**Supplied information**
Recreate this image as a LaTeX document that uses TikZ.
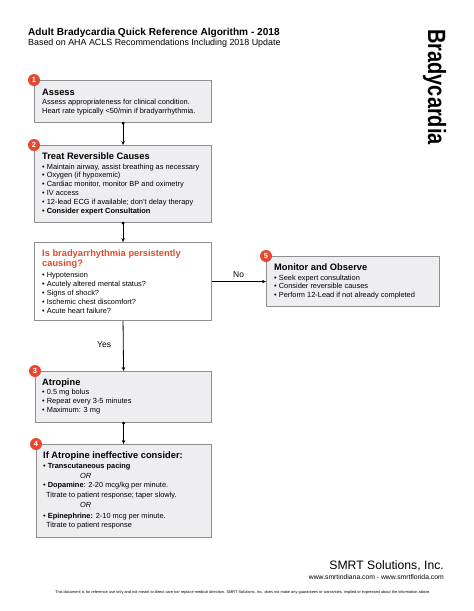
\documentclass[tikz,border=0pt]{standalone}
\usepackage{fontspec}
\setmainfont{Liberation Sans}
\newfontfamily\brfont[FakeStretch=0.8]{Liberation Sans}
\usetikzlibrary{arrows.meta}
\definecolor{boxfill}{HTML}{EEEEF1}
\definecolor{boxline}{HTML}{8F8F8F}
\definecolor{bred}{HTML}{E6472F}
\tikzset{
 box/.style={draw=boxline, line width=1.1pt, fill=boxfill, anchor=north west, inner sep=0},
 wbox/.style={box, fill=white},
 badge/.style={circle, fill=bred, text=white, inner sep=0, minimum size=12pt, font=\fontsize{7.5}{8}\selectfont\bfseries},
 hdr/.style={anchor=base west, inner sep=0, font=\fontsize{9.3}{10}\selectfont\bfseries},
 rhdr/.style={hdr, text=bred},
 body/.style={anchor=base west, inner sep=0, font=\fontsize{7.4}{8}\selectfont},
 conn/.style={line width=0.8pt, -{Stealth[length=4pt,width=3.5pt]}},
 dotst/.style={circle, fill=black, inner sep=0, minimum size=3.2pt},
 lbl/.style={anchor=base west, inner sep=0, font=\fontsize{8.5}{9}\selectfont},
}
\begin{document}
\begin{tikzpicture}[x=1pt,y=-1pt]
\useasboundingbox (0,0) rectangle (474,611);
\fill[white] (0,0) rectangle (474,611);

% titles
\node[anchor=base west, inner sep=0, font=\fontsize{10.1}{11}\selectfont\bfseries] (title) at (28,35.3) {Adult Bradycardia Quick Reference Algorithm - 2018};
\node[anchor=base west, inner sep=0, font=\fontsize{8.9}{10}\selectfont] (subtitle) at (28,45.7) {Based on AHA ACLS Recommendations Including 2018 Update};
\node[anchor=base west, inner sep=0, rotate=-90, font=\brfont\fontsize{25}{26}\selectfont\bfseries] (brady) at (428,29) {Bradycardia};

% boxes
\node[box, minimum width=177pt, minimum height=42pt] (assess) at (34,80) {};
\node[box, minimum width=177pt, minimum height=77pt] (treat) at (34,145) {};
\node[wbox, minimum width=177pt, minimum height=78pt] (decide) at (34,242) {};
\node[box, minimum width=173pt, minimum height=50pt] (monitor) at (266,256) {};
\node[box, minimum width=176pt, minimum height=51pt] (atro) at (35,371) {};
\node[box, minimum width=175pt, minimum height=93pt] (ineff) at (36,444) {};

% badges
\node[badge] (b1) at (assess.north west) {1};
\node[badge] (b2) at (treat.north west) {2};
\node[badge] (b5) at (monitor.north west) {5};
\node[badge] (b3) at (atro.north west) {3};
\node[badge] (b4) at (ineff.north west) {4};

% box 1 text
\node[hdr] (h1) at (42,95.7) {Assess};
\node[body] (t1a) at (42,104.7) {Assess appropriateness for clinical condition.};
\node[body] (t1b) at (42,113.7) {Heart rate typically <50/min if bradyarrhythmia.};

% box 2 text
\node[hdr] (h2) at (42,159.3) {Treat Reversible Causes};
\node[body] (t2a) at (42,169) {• Maintain airway, assist breathing as necessary};
\node[body] (t2b) at (42,177.8) {• Oxygen (if hypoxemic)};
\node[body] (t2c) at (42,186.7) {• Cardiac monitor, monitor BP and oximetry};
\node[body] (t2d) at (42,195.6) {• IV access};
\node[body] (t2e) at (42,204.4) {• 12-lead ECG if available; don't delay therapy};
\node[body] (t2f) at (42,213.3) {• \textbf{Consider expert Consultation}};

% decision text
\node[rhdr] (hd1) at (42,256) {Is bradyarrhythmia persistently};
\node[rhdr] (hd2) at (42,266.7) {causing?};
\node[body] (tda) at (42,277) {• Hypotension};
\node[body] (tdb) at (42,286) {• Acutely altered mental status?};
\node[body] (tdc) at (42,295) {• Signs of shock?};
\node[body] (tdd) at (42,304) {• Ischemic chest discomfort?};
\node[body] (tde) at (42,313) {• Acute heart failure?};

% monitor text
\node[hdr] (h5) at (274,270) {Monitor and Observe};
\node[body] (t5a) at (274,280) {• Seek expert consultation};
\node[body] (t5b) at (274,288.8) {• Consider reversible causes};
\node[body] (t5c) at (274,297.7) {• Perform 12-Lead if not already completed};

% atropine text
\node[hdr] (h3) at (42,385) {Atropine};
\node[body] (t3a) at (42,394.3) {• 0.5 mg bolus};
\node[body] (t3b) at (42,403.3) {• Repeat every 3-5 minutes};
\node[body] (t3c) at (42,412.3) {• Maximum: 3 mg};

% box 4 text
\node[hdr] (h4) at (43,458.3) {If Atropine ineffective consider:};
\node[body] (t4a) at (43,468.3) {• \textbf{Transcutaneous pacing}};
\node[body] (t4b) at (80,478.3) {\itshape OR};
\node[body] (t4c) at (43,487.5) {• \textbf{Dopamine}: 2-20 mcg/kg per minute.};
\node[body] (t4d) at (46,497.5) {Titrate to patient response; taper slowly.};
\node[body] (t4e) at (80,507.7) {\itshape OR};
\node[body] (t4f) at (43,518) {• \textbf{Epinephrine:} 2-10 mcg per minute.};
\node[body] (t4g) at (46,527.7) {Titrate to patient response};

% connectors
\node[dotst] (d1) at (assess.south) {};
\node[dotst] (d2) at (treat.south) {};
\node[dotst] (d3) at (atro.south) {};
\draw[conn] (d1.center) -- (treat.north);
\draw[conn] (d2.center) -- (decide.north);
\draw[conn] (decide.south) -- (atro.north);
\draw[conn] (decide.east |- monitor.west) -- (monitor.west);
\draw[conn] (d3.center) -- (ineff.north -| d3.center);
\node[lbl] (yes) at (97,347) {Yes};
\node[lbl] (no) at (233,277.3) {No};

% footer
\node[anchor=base east, inner sep=0, font=\fontsize{12.2}{13}\selectfont] (smrt) at (444,569.3) {SMRT Solutions, Inc.};
\node[anchor=base east, inner sep=0, font=\fontsize{6.8}{7}\selectfont] (url) at (444,579) {www.smrtindiana.com - www.smrtflorida.com};
\node[anchor=base west, inner sep=0, font=\fontsize{3.9}{4}\selectfont] (disc) at (55,593.5) {This document is for reference use only and not meant to direct care nor replace medical direction. SMRT Solutions, Inc. does not make any guarantees or warranties, implied or expressed about the information above.};
\end{tikzpicture}
\end{document}
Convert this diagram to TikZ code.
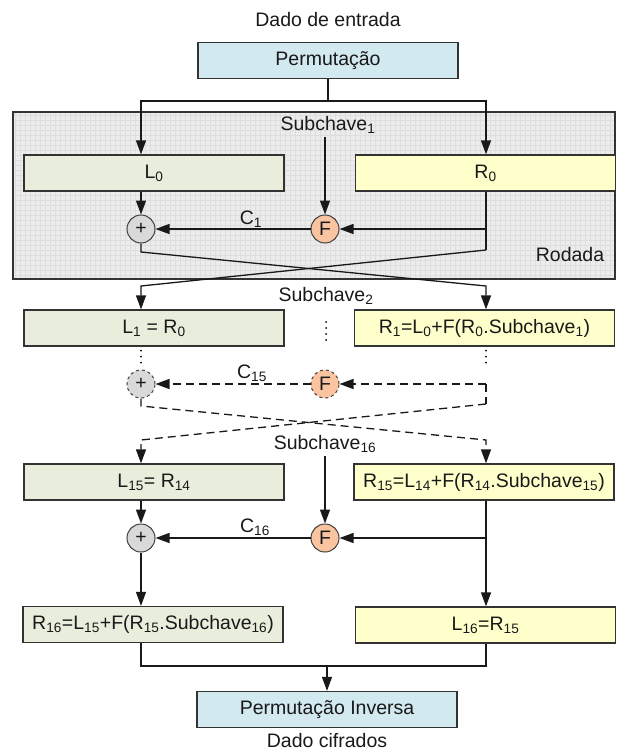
\documentclass[tikz,border=0pt]{standalone}
\usepackage{fontspec}
\setmainfont{Liberation Sans}
\usetikzlibrary{arrows.meta}
\definecolor{permblue}{RGB}{210,233,239}
\definecolor{leftgreen}{RGB}{233,238,220}
\definecolor{rightyellow}{RGB}{255,255,204}
\definecolor{fcolor}{RGB}{250,196,160}
\definecolor{xorgray}{RGB}{217,217,217}
\definecolor{roundgray}{RGB}{236,236,236}
\definecolor{gridgray}{RGB}{222,222,222}
\newcommand{\sbs}[1]{\textsubscript{#1}}
\tikzset{
  box/.style={draw=black!80, line width=1.3pt, minimum width=260pt, minimum height=36pt, inner sep=0pt},
  permbox/.style={box, fill=permblue},
  lbox/.style={box, fill=leftgreen},
  rbox/.style={box, fill=rightyellow},
  fnode/.style={circle, draw=black!75, line width=1pt, fill=fcolor, minimum size=28pt, inner sep=0pt},
  xnode/.style={circle, draw=black!75, line width=1pt, fill=xorgray, minimum size=28pt, inner sep=0pt},
  flow/.style={line width=1.3pt, draw=black!90},
  arr/.style={flow, -{Triangle[length=14pt,width=10pt]}},
  dashflow/.style={flow, dash pattern=on 8pt off 5pt},
  dasharr/.style={arr, dash pattern=on 8pt off 5pt},
  dotline/.style={line width=2pt, line cap=round, dash pattern=on 0pt off 6pt},
  gridline/.style={draw=gridgray, line width=0.4pt}
}
\begin{document}
\begin{tikzpicture}[x=1pt,y=-1pt,font=\fontsize{19.5}{23}\selectfont,text=black!90]
\useasboundingbox (0,0) rectangle (616,752);
\fill[roundgray] (13,112) rectangle (615,279);
\draw[gridline] (13,279) grid[step=5pt] (615,112);
\draw[line width=1.3pt, draw=black!80] (13,112) rectangle (615,279);
\node (rodada) at (570,255) {Rodada};
\node (input) at (328,20) {Dado de entrada};
\node[permbox] (perm) at (328,60.5) {Permutação};
\node (sk1) at (328,125) {Subchave\sbs{1}};
\node[lbox] (l0) at (154,173) {L\sbs{0}};
\node[rbox] (r0) at (485.5,173) {R\sbs{0}};
\node[xnode] (x1) at (141,229) {+};
\node[fnode] (f1) at (325,229) {F};
\node[anchor=base] (c1) at (251,224) {C\sbs{1}};
\node (sk2) at (326,296) {Subchave\sbs{2}};
\node[lbox] (l1) at (154,328) {L\sbs{1} = R\sbs{0}};
\node[rbox] (r1) at (484.5,328) {R\sbs{1}=L\sbs{0}+F(R\sbs{0}.Subchave\sbs{1})};
\node[xnode, dashed] (x2) at (141,384) {+};
\node[fnode, dashed] (f2) at (325,384) {F};
\node[anchor=base] (c15) at (252,378) {C\sbs{15}};
\node (sk16) at (325,444) {Subchave\sbs{16}};
\node[lbox] (l15) at (154,482) {L\sbs{15}= R\sbs{14}};
\node[rbox] (r15) at (484,482) {R\sbs{15}=L\sbs{14}+F(R\sbs{14}.Subchave\sbs{15})};
\node[xnode] (x3) at (141,538) {+};
\node[fnode] (f3) at (325,538) {F};
\node[anchor=base] (c16) at (255,532) {C\sbs{16}};
\node[lbox] (r16) at (153,624.5) {R\sbs{16}=L\sbs{15}+F(R\sbs{15}.Subchave\sbs{16})};
\node[rbox] (l16) at (485.5,625) {L\sbs{16}=R\sbs{15}};
\node[permbox] (permi) at (327,709.5) {Permutação Inversa};
\node (output) at (327,741) {Dado cifrados};
\coordinate (topl) at (141,101);
\coordinate (topr) at (486,101);
\coordinate (r0turn) at (486,250);
\coordinate (x1turn) at (141,252);
\coordinate (crossl) at (141,286);
\coordinate (crossr) at (486,286);
\coordinate (r1turn) at (486,404);
\coordinate (x2turn) at (141,406);
\coordinate (crossl2) at (141,440);
\coordinate (crossr2) at (486,440);
\coordinate (r15turn) at (486,538);
\coordinate (botl) at (141,666);
\coordinate (botr) at (486,666);
\draw[arr] (perm.south) |- (topl) -- (topl |- l0.north);
\draw[arr] (perm.south) |- (topr) -- (topr |- r0.north);
\draw[arr] (sk1.south -| f1) -- (f1.north);
\draw[arr] (l0.south -| x1) -- (x1.north);
\draw[flow] (r0.south -| r0turn) -- (r0turn);
\draw[arr] (r0turn |- f1) -- (f1.east);
\draw[arr] (f1.west) -- (x1.east);
\draw[arr] (x1.south) -- (x1turn) -- (crossr) -- (crossr |- r1.north);
\draw[arr] (r0turn) -- (crossl) -- (crossl |- l1.north);
\draw[dotline] (326,322) -- (326,341);
\draw[dotline, shorten <=4pt, shorten >=2pt] (l1.south -| x2) -- (x2.north);
\draw[dotline, shorten <=4pt, shorten >=16pt] (r1.south -| r1turn) -- (r1turn |- f2);
\draw[dasharr] (r1turn |- f2) -- (f2.east);
\draw[dasharr] (f2.west) -- (x2.east);
\draw[dashflow] (r1turn |- f2) -- (r1turn);
\draw[dasharr] (x2.south) -- (x2turn) -- (crossr2) -- (crossr2 |- r15.north);
\draw[dasharr] (r1turn) -- (crossl2) -- (crossl2 |- l15.north);
\draw[arr] (sk16.south -| f3) -- (f3.north);
\draw[arr] (l15.south -| x3) -- (x3.north);
\draw[arr] (r15.south -| r15turn) -- (l16.north -| r15turn);
\draw[arr] (r15turn) -- (f3.east);
\draw[arr] (f3.west) -- (x3.east);
\draw[arr] (x3.south) -- (r16.north -| x3);
\draw[flow] (r16.south -| botl) -- (botl) -- (botr) -- (l16.south -| botr);
\draw[arr] (botl -| permi) -- (permi.north);
\end{tikzpicture}
\end{document}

**Task brief**
Your task is to restate word for word the lines from the top of the data to the line containing "minimum width=175pt, minimum", both ends included, with every picture left out.

**Answer to the task**
Recreate this image as a LaTeX document that uses TikZ.
\documentclass[tikz,border=0pt]{standalone}
\usepackage{fontspec}
\setmainfont{Liberation Sans}
\newfontfamily\brfont[FakeStretch=0.8]{Liberation Sans}
\usetikzlibrary{arrows.meta}
\definecolor{boxfill}{HTML}{EEEEF1}
\definecolor{boxline}{HTML}{8F8F8F}
\definecolor{bred}{HTML}{E6472F}
\tikzset{
 box/.style={draw=boxline, line width=1.1pt, fill=boxfill, anchor=north west, inner sep=0},
 wbox/.style={box, fill=white},
 badge/.style={circle, fill=bred, text=white, inner sep=0, minimum size=12pt, font=\fontsize{7.5}{8}\selectfont\bfseries},
 hdr/.style={anchor=base west, inner sep=0, font=\fontsize{9.3}{10}\selectfont\bfseries},
 rhdr/.style={hdr, text=bred},
 body/.style={anchor=base west, inner sep=0, font=\fontsize{7.4}{8}\selectfont},
 conn/.style={line width=0.8pt, -{Stealth[length=4pt,width=3.5pt]}},
 dotst/.style={circle, fill=black, inner sep=0, minimum size=3.2pt},
 lbl/.style={anchor=base west, inner sep=0, font=\fontsize{8.5}{9}\selectfont},
}
\begin{document}
\begin{tikzpicture}[x=1pt,y=-1pt]
\useasboundingbox (0,0) rectangle (474,611);
\fill[white] (0,0) rectangle (474,611);

% titles
\node[anchor=base west, inner sep=0, font=\fontsize{10.1}{11}\selectfont\bfseries] (title) at (28,35.3) {Adult Bradycardia Quick Reference Algorithm - 2018};
\node[anchor=base west, inner sep=0, font=\fontsize{8.9}{10}\selectfont] (subtitle) at (28,45.7) {Based on AHA ACLS Recommendations Including 2018 Update};
\node[anchor=base west, inner sep=0, rotate=-90, font=\brfont\fontsize{25}{26}\selectfont\bfseries] (brady) at (428,29) {Bradycardia};

% boxes
\node[box, minimum width=177pt, minimum height=42pt] (assess) at (34,80) {};
\node[box, minimum width=177pt, minimum height=77pt] (treat) at (34,145) {};
\node[wbox, minimum width=177pt, minimum height=78pt] (decide) at (34,242) {};
\node[box, minimum width=173pt, minimum height=50pt] (monitor) at (266,256) {};
\node[box, minimum width=176pt, minimum height=51pt] (atro) at (35,371) {};
\node[box, minimum width=175pt, minimum height=93pt] (ineff) at (36,444) {};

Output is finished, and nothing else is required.